Credit Default Swaps (CDS)
This one acts more like an insurance policy. The buyer of a CDS makes periodic payments to a seller. In return, the seller agrees to pay the buyer a lump sum if a specific debt instrument (like a corporate bond) defaults. It’s a way to transfer credit risk from one party to another.
| Swap Type | What Is Exchanged | Primary Purpose | Is Principal Exchanged? |
|---|---|---|---|
| Interest Rate Swap | Fixed-rate cash flow for a floating-rate one | Manage interest rate risk | No |
| Currency Swap | Cash flows and principal in one currency for those in another | Hedge against exchange rate risk, access cheaper capital | Yes, typically at start and end |
| Commodity Swap | Fixed price for a commodity vs. a floating market price | Lock in prices for raw materials or products | No |
| Credit Default Swap (CDS) | Premium payments for credit default protection | Insure against bond/loan default | No (payout upon credit event) |
Secrets to a Perfect Understanding of Swaps
After working with these instruments for 20 years, you learn a few things that aren’t in the textbooks. These are the little secrets that separate a basic understanding from true insight.

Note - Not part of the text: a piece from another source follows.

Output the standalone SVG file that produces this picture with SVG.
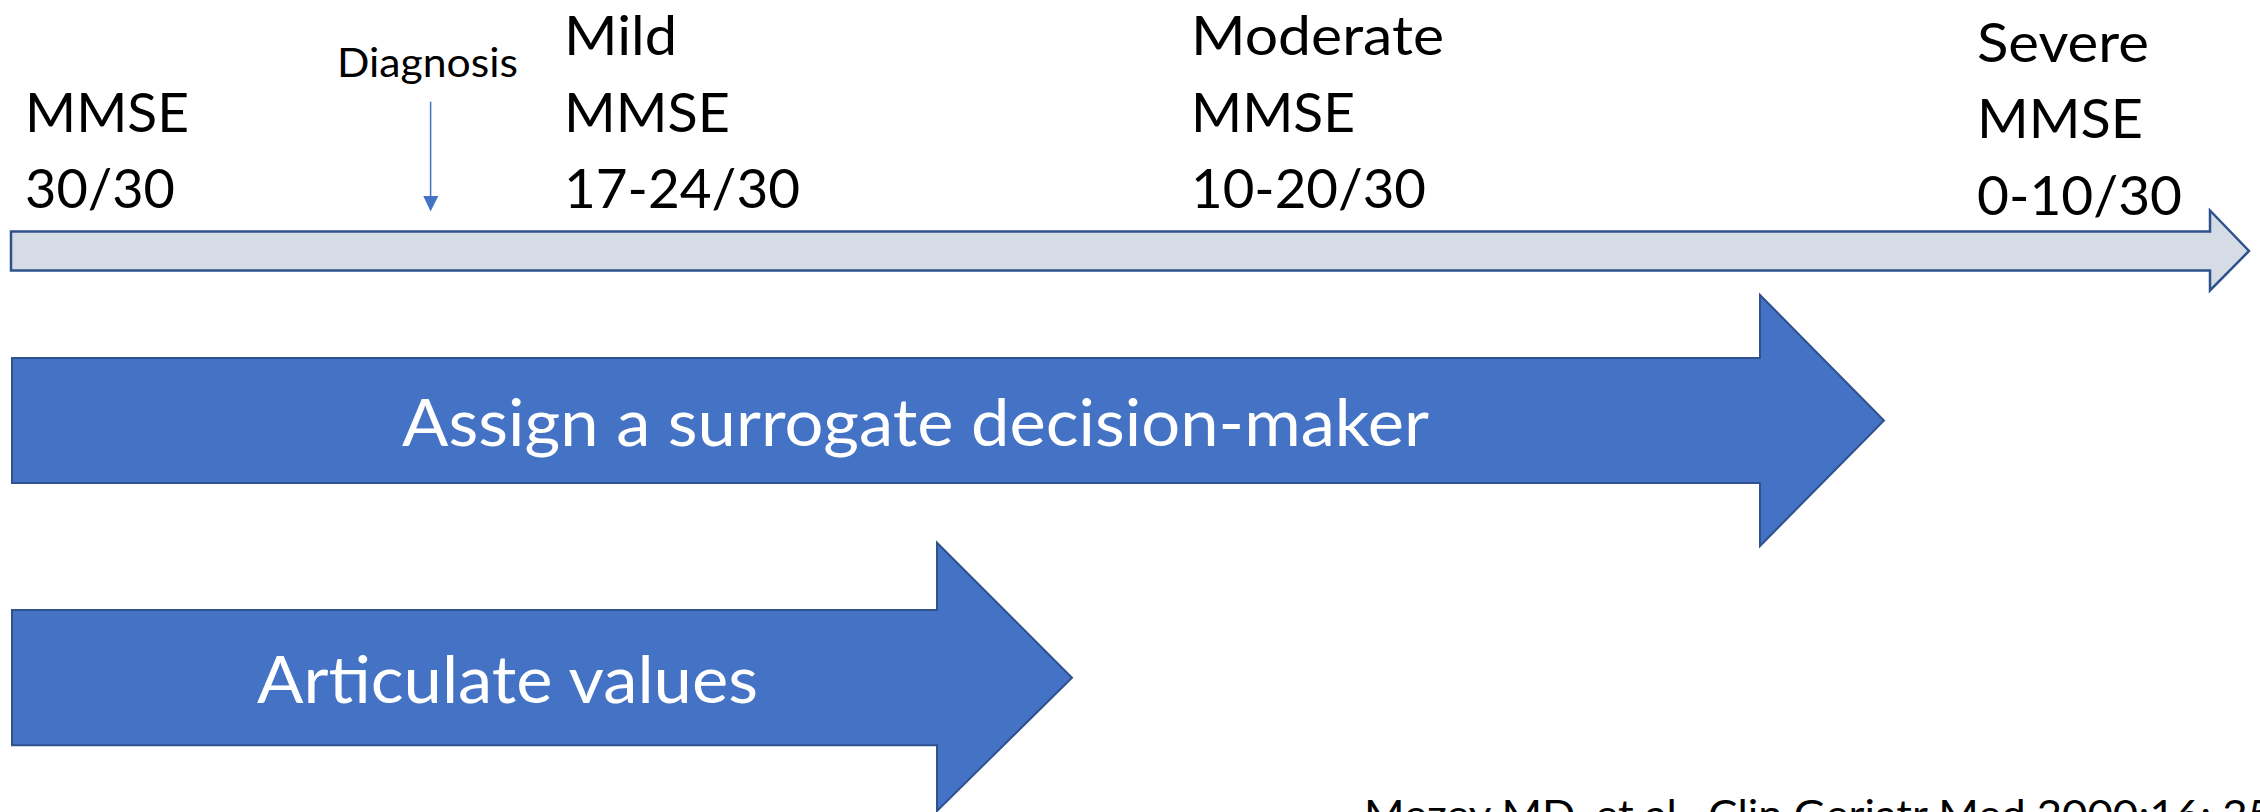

- The Mistake I’ve Seen Too Often: Ignoring Counterparty Risk. A swap is just a promise. What if the other party can’t pay? Early in my career, I saw a company hedge perfectly against rising rates, but their counterparty (a small, unrated bank) went under. Their “perfect” hedge became worthless. Always, always assess the creditworthiness of your counterparty. This is why most swaps are done with large, stable financial institutions.
- Your ‘Cookbook’ is the ISDA Master Agreement. Swaps aren’t traded on a public exchange; they are Over-The-Counter (OTC) contracts. The legal framework governing them is usually the ISDA Master Agreement. Think of it as the master cookbook that defines all the terms, what happens if someone defaults, and how disputes are settled. Understanding its importance is key.
- Netting is Your Best Friend. As shown in our example, parties don’t exchange the full payment amounts. They only exchange the net difference. This dramatically reduces the amount of capital that needs to move and, more importantly, it reduces the total credit exposure between the two parties.
- Swaps Aren’t Just for Hedging. While hedging (risk reduction) is the primary use, swaps are also used for speculation. A trader who believes interest rates will fall could enter a swap to receive a fixed rate and pay a floating rate, hoping to profit from the difference. This is a much riskier application.
- Managing a Swap (Storage & Reheating): You don’t just “set and forget” a swap. Companies constantly monitor their swap positions. Sometimes, a swap can be terminated early (usually for a fee) or even sold to another party if the company’s needs change.
Frequently Asked Questions
What is the main purpose of a swap contract?
The main purpose is to manage or hedge financial risks. For example, a company might use an interest rate swap to protect itself from rising interest rates or a currency swap to guard against fluctuations in foreign exchange rates.
Are swap contracts traded on an exchange?
No, the vast majority of swaps are Over-The-Counter (OTC) contracts. This means they are private agreements negotiated directly between two parties, rather than being standardized and traded on a public exchange like stocks.
Is the notional principal amount ever exchanged in a swap?
In most swaps, like interest rate or commodity swaps, the notional principal is never exchanged; it’s just a reference value for calculations. The main exception is a currency swap, where the parties often exchange the principal amounts in their respective currencies at the beginning and end of the contract.
Who are the typical users of financial swaps?
Swaps are used by a wide range of entities. This includes large corporations managing debt, financial institutions like banks and hedge funds managing their balance sheets or speculating, and even government entities managing their financial exposures.